Legal Standards for Summary Judgment
The court applied the standard for summary judgment as outlined in Federal Rule of Civil Procedure 56, which requires the movant to show that there is no genuine dispute of material fact and that they are entitled to judgment as a matter of law. The court emphasized the importance of viewing all facts in favor of the non-moving party—in this case, KJ. However, once BSH satisfied its burden, KJ was required to provide specific facts demonstrating a genuine issue for trial. The court noted that mere allegations or a scintilla of evidence would not suffice to prevent summary judgment. The application of this standard was critical to the court's analysis of the motions at hand, particularly as it related to KJ's claims of wrongful termination and breach of the implied duty of good faith and fair dealing.

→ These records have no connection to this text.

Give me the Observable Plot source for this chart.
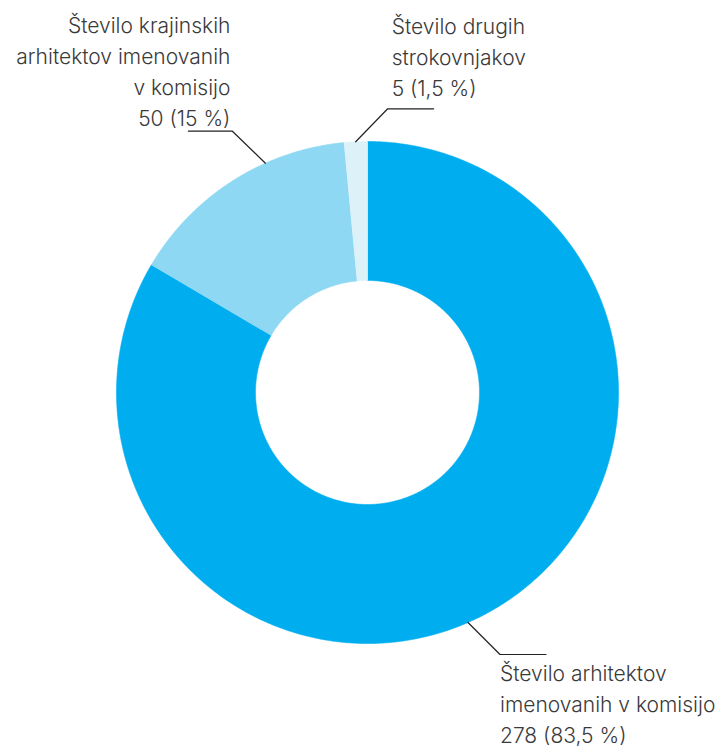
<!DOCTYPE html>
<html>
<head>
<meta charset="utf-8">
<script src="https://cdn.jsdelivr.net/npm/d3@7"></script>
<script src="https://cdn.jsdelivr.net/npm/@observablehq/plot@0.6"></script>
<style>
  html, body { margin: 0; padding: 0; background: #fff; }
  #chart { width: 718px; height: 746px; }
</style>
</head>
<body>
<div id="chart"></div>
<script>
// ---- data ----
const categories = [
  "Število arhitektov imenovanih v komisijo",
  "Število krajinskih arhitektov imenovanih v komisijo",
  "Število drugih strokovnjakov"
];
const values = [278, 50, 5];
const percentLabels = ["83,5 %", "15 %", "1,5 %"];
const labelLines = [
  ["Število arhitektov", "imenovanih v komisijo"],
  ["Število krajinskih", "arhitektov imenovanih", "v komisijo"],
  ["Število drugih", "strokovnjakov"]
];
const colors = ["#00aeef", "#8ed8f3", "#ddf1f8"];

// ---- layout (not data) ----
const W = 718, H = 746;
const cx = 367, cy = 392;       // centre in pixels
const R = 251, r0 = 112;        // outer / inner radius
// leader lines: angle on rim (deg clockwise from top), diagonal offset (y up), horizontal length, label placement
const leaders = [
  {angle: 156.4, dx: 32, dy: -32, h: 46, tdx: 0, textAnchor: "start", ty: -350},
  {angle: 336.0, dx: -33, dy: 32, h: -44, tdx: -2, textAnchor: "end", ty: 267},
  {angle: 357.3, dx: 32, dy: 33, h: 46, tdx: 4, textAnchor: "start", ty: 297}
];

const pie = d3.pie().sort(null).startAngle(0).endAngle(2 * Math.PI)(values);

const polys = [];
pie.forEach((p, i) => {
  const n = Math.max(4, Math.ceil((p.endAngle - p.startAngle) / (Math.PI / 360)));
  for (let k = 0; k <= n; k++) {
    const t = p.startAngle + (p.endAngle - p.startAngle) * k / n;
    polys.push({cat: categories[i], x: R * Math.sin(t), y: R * Math.cos(t)});
  }
  for (let k = n; k >= 0; k--) {
    const t = p.startAngle + (p.endAngle - p.startAngle) * k / n;
    polys.push({cat: categories[i], x: r0 * Math.sin(t), y: r0 * Math.cos(t)});
  }
});

const leaderPts = [];
const labels = [];
leaders.forEach((L, i) => {
  const a = L.angle * Math.PI / 180;
  const x0 = R * Math.sin(a), y0 = R * Math.cos(a);
  const x1 = x0 + L.dx, y1 = y0 + L.dy;
  const x2 = x1 + L.h;
  leaderPts.push({g: i, x: x0, y: y0}, {g: i, x: x1, y: y1}, {g: i, x: x2, y: y1});
  labels.push({
    x: x1 + L.tdx, y: L.ty, anchor: L.textAnchor,
    text: [...labelLines[i], `${values[i]} (${percentLabels[i]})`].join("\n")
  });
});

const textMark = (anchor) => Plot.text(labels.filter(d => d.anchor === anchor), {
  x: "x", y: "y", text: "text", textAnchor: anchor, lineAnchor: "bottom",
  lineHeight: 1.476, fontSize: 21, fill: "#3a3a3a", fontWeight: 300
});

const chart = Plot.plot({
  width: W, height: H, margin: 0,
  style: {fontFamily: "Inter, 'Noto Sans', sans-serif", background: "#fff", overflow: "visible"},
  x: {domain: [-cx, W - cx], axis: null},
  y: {domain: [cy - H, cy], axis: null},
  color: {domain: categories, range: colors},
  marks: [
    Plot.line(polys, {x: "x", y: "y", z: "cat", fill: "cat", stroke: "cat", strokeWidth: 0.6, curve: "linear"}),
    Plot.line(leaderPts, {x: "x", y: "y", z: "g", stroke: "#222", strokeWidth: 1.2}),
    textMark("start"),
    textMark("end")
  ]
});
document.getElementById("chart").appendChild(chart);
</script>
</body>
</html>
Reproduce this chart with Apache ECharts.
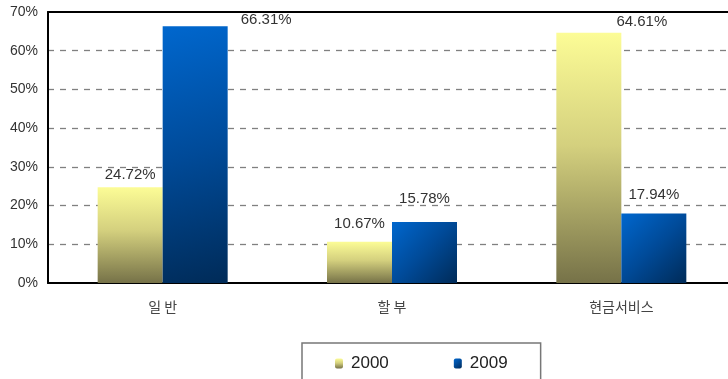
<!DOCTYPE html>
<html>
<head>
<meta charset="utf-8">
<script src="https://cdn.jsdelivr.net/npm/echarts@6/dist/echarts.min.js"></script>
<style>
  html, body { margin: 0; padding: 0; background: #fff; }
  #chart { width: 728px; height: 379px; }
</style>
</head>
<body>
<div id="chart"></div>
<script>
// Card usage share by type, 2000 vs 2009
const categories = ['일 반', '할 부', '현금서비스'];
const seriesNames = ['2000', '2009'];
const values2000 = [24.72, 10.67, 64.61];
const values2009 = [66.31, 15.78, 17.94];
const yTicks = [0, 10, 20, 30, 40, 50, 60, 70];

const latin = '"Liberation Sans", Arial, Helvetica, sans-serif';
const korean = '"Noto Sans CJK KR", "Liberation Sans", sans-serif';

const yellowFill = {
  type: 'linear', x: 0, y: 0, x2: 0, y2: 1,
  colorStops: [
    { offset: 0, color: '#fcfc96' },
    { offset: 0.45, color: '#d4d07e' },
    { offset: 1, color: '#767248' }
  ]
};
const blueFill = {
  type: 'linear', x: 0, y: 0, x2: 1, y2: 1,
  colorStops: [
    { offset: 0, color: '#0067ce' },
    { offset: 0.5, color: '#004a98' },
    { offset: 1, color: '#002b58' }
  ]
};

// Per-bar label nudges; the tallest bars carry their label beside the top
const labelShift2000 = [null, [0, -5], [53, 1]];
const labelShift2009 = [[71, 6], [0, -11], [0, -6]];

function barData(values, shifts) {
  return values.map((v, i) => {
    const item = { value: v };
    if (shifts[i]) item.label = { offset: shifts[i] };
    return item;
  });
}

const labelStyle = {
  show: true,
  position: 'top',
  distance: 5,
  color: '#333',
  fontFamily: latin,
  fontSize: 15,
  formatter: p => p.value.toFixed(2) + '%'
};

const chart = echarts.init(document.getElementById('chart'), null, { renderer: 'canvas' });
chart.setOption({
  animation: false,
  backgroundColor: '#ffffff',
  // plot area runs a little past the right edge of the canvas
  grid: { left: 48, top: 12, width: 688, height: 271, outerBoundsMode: 'none', containLabel: false },
  legend: {
    data: seriesNames,
    left: 302,
    top: 343,
    orient: 'horizontal',
    padding: [12, 33, 24, 33],
    itemGap: 65,
    itemWidth: 8,
    itemHeight: 10,
    borderColor: '#777',
    borderWidth: 1.5,
    textStyle: { color: '#222', fontFamily: latin, fontSize: 17, padding: [0, 0, 0, 3] }
  },
  xAxis: [
    {
      type: 'category',
      data: categories,
      position: 'bottom',
      axisLine: { show: true, lineStyle: { color: '#000', width: 2 } },
      axisTick: { show: false },
      axisLabel: { color: '#444', fontFamily: korean, fontSize: 14, margin: 17 },
      splitLine: { show: false }
    },
    {
      type: 'category',
      data: categories,
      position: 'top',
      axisLine: { show: true, lineStyle: { color: '#000', width: 2 } },
      axisTick: { show: false },
      axisLabel: { show: false },
      splitLine: { show: false }
    }
  ],
  yAxis: {
    type: 'value',
    min: yTicks[0],
    max: yTicks[yTicks.length - 1],
    interval: 10,
    axisLine: { show: true, lineStyle: { color: '#000', width: 2 } },
    axisTick: { show: false },
    axisLabel: {
      color: '#333', fontFamily: latin, fontSize: 14, margin: 10,
      formatter: v => v + '%'
    },
    splitLine: {
      show: true,
      showMinLine: false,
      showMaxLine: false,
      lineStyle: { color: '#808080', type: [6, 6], width: 1.3 }
    }
  },
  series: [
    {
      name: seriesNames[0],
      type: 'bar',
      barWidth: 65,
      barGap: '0%',
      data: barData(values2000, labelShift2000),
      itemStyle: { color: yellowFill },
      label: labelStyle
    },
    {
      name: seriesNames[1],
      type: 'bar',
      barWidth: 65,
      barGap: '0%',
      data: barData(values2009, labelShift2009),
      itemStyle: { color: blueFill },
      label: labelStyle
    }
  ]
});
</script>
</body>
</html>
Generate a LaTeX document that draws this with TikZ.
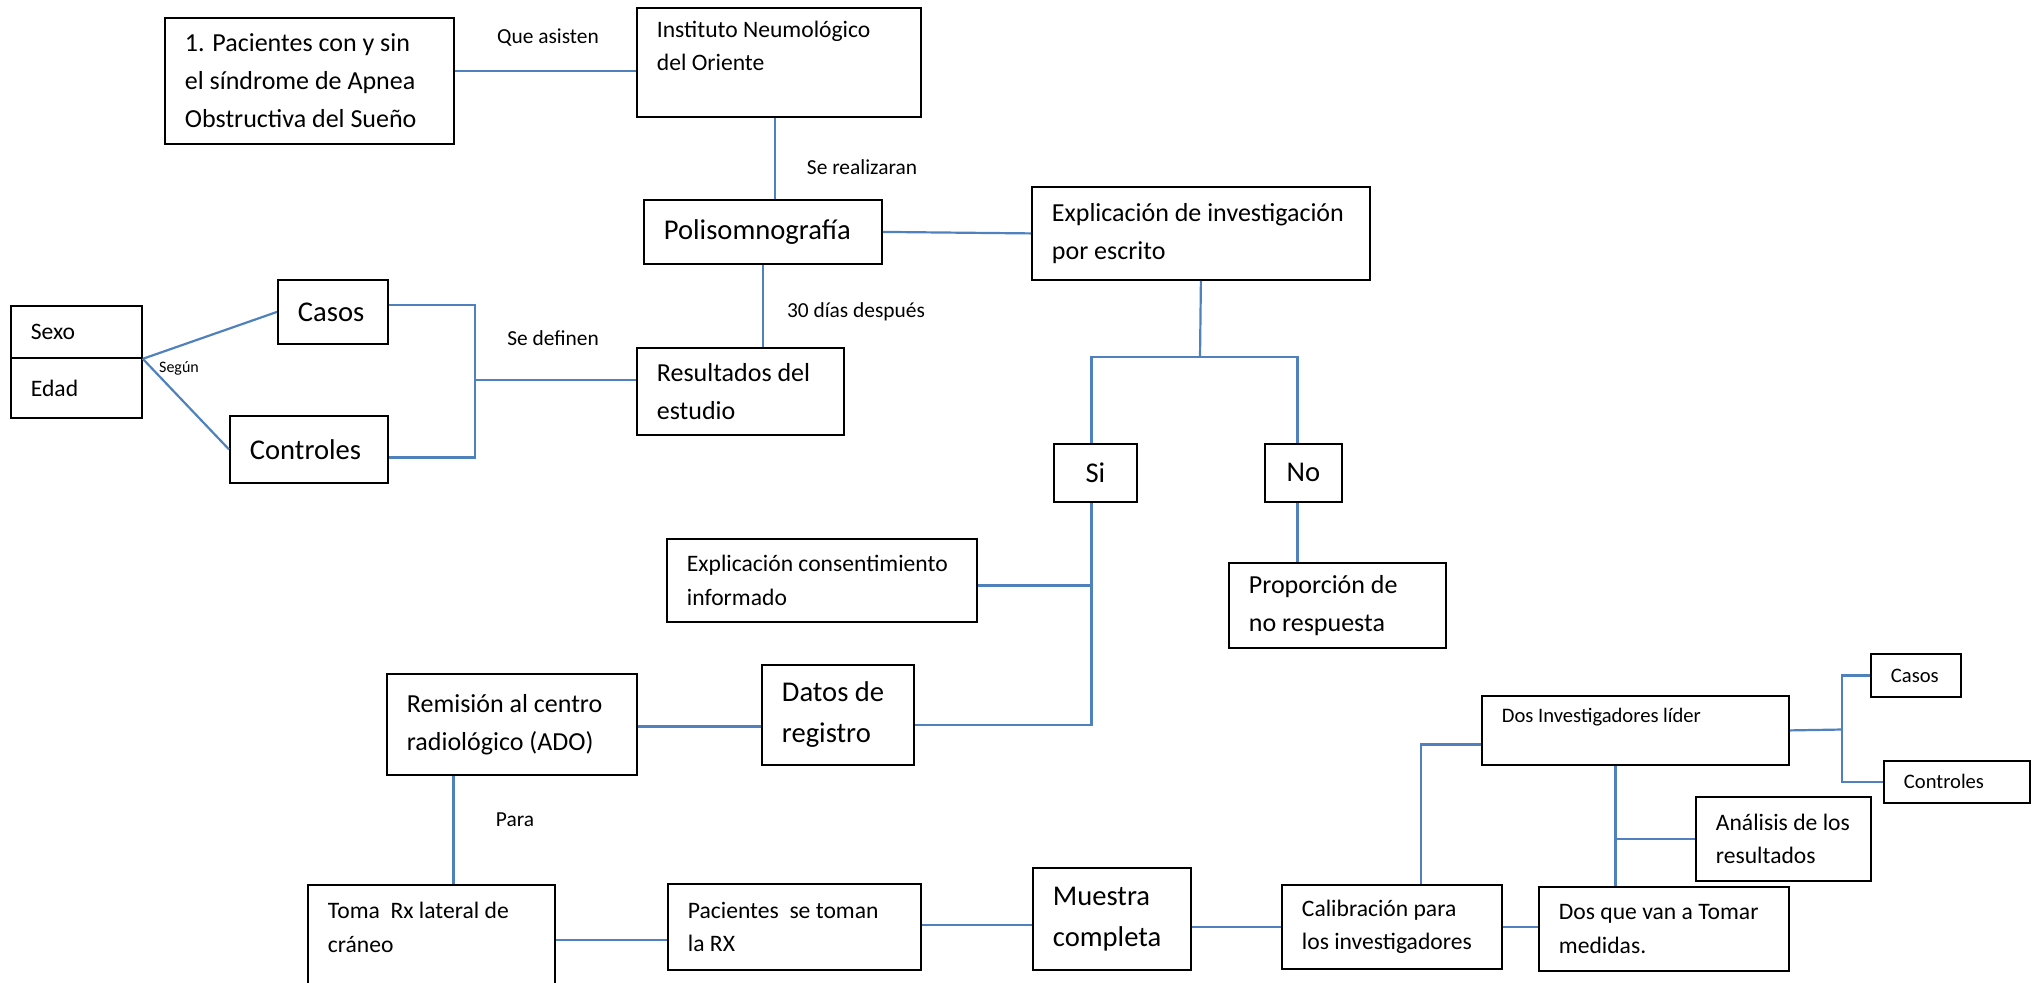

Plaintiffs' Motion for Voluntary Dismissal
The court denied KJ's motion for voluntary dismissal, finding it inappropriate given the advanced stage of litigation. KJ filed this motion shortly after BSH had moved for summary judgment, making it appear dilatory. The court considered several factors, including the effort and expense incurred by BSH in preparing for trial, the timing of KJ's motion, and the lack of sufficient explanation for seeking dismissal. KJ's rationale for dismissing the case to pursue litigation in state court did not provide adequate justification, particularly since they had already engaged substantially in discovery and incurred significant costs. The court concluded that allowing the dismissal at this stage would cause plain legal prejudice to BSH, as it had already invested considerable resources in the case.
Defendant's Motion for Summary Judgment
The court granted BSH's motion for summary judgment on the grounds that KJ's claims were legally insufficient based on the undisputed facts of the case. Under North Carolina law, a supplier has the right to terminate a distributor at will unless there are contractual restrictions or the distributor has not had a reasonable opportunity to recoup its investments. The court found that KJ had been profitable during its short operation, having fully recovered its startup costs and generating significant profits. KJ's financial records indicated that they had made substantial profits and had compensated Brantley for his investments, which led the court to conclude that KJ had a fair opportunity to recoup its expenses. Thus, the court held that KJ's wrongful termination claim could not succeed as a matter of law.
Breach of Implied Duty of Good Faith and Fair Dealing
The court also dismissed KJ's claim for breach of the implied duty of good faith and fair dealing. It reasoned that an implied term, such as good faith, cannot override explicit contractual rights, including the right to terminate under the Agreements. Since KJ admitted that the Agreements provided for termination with appropriate notice and acknowledged that BSH had complied with these terms, the court found no basis for claiming a breach of good faith. Furthermore, KJ's introduction of new allegations regarding price fixing was deemed procedurally improper, as these claims were not included in the original complaint and could not be raised in opposition to BSH's motion. Therefore, the court concluded that KJ's claims failed to establish any underlying breach of the Agreements.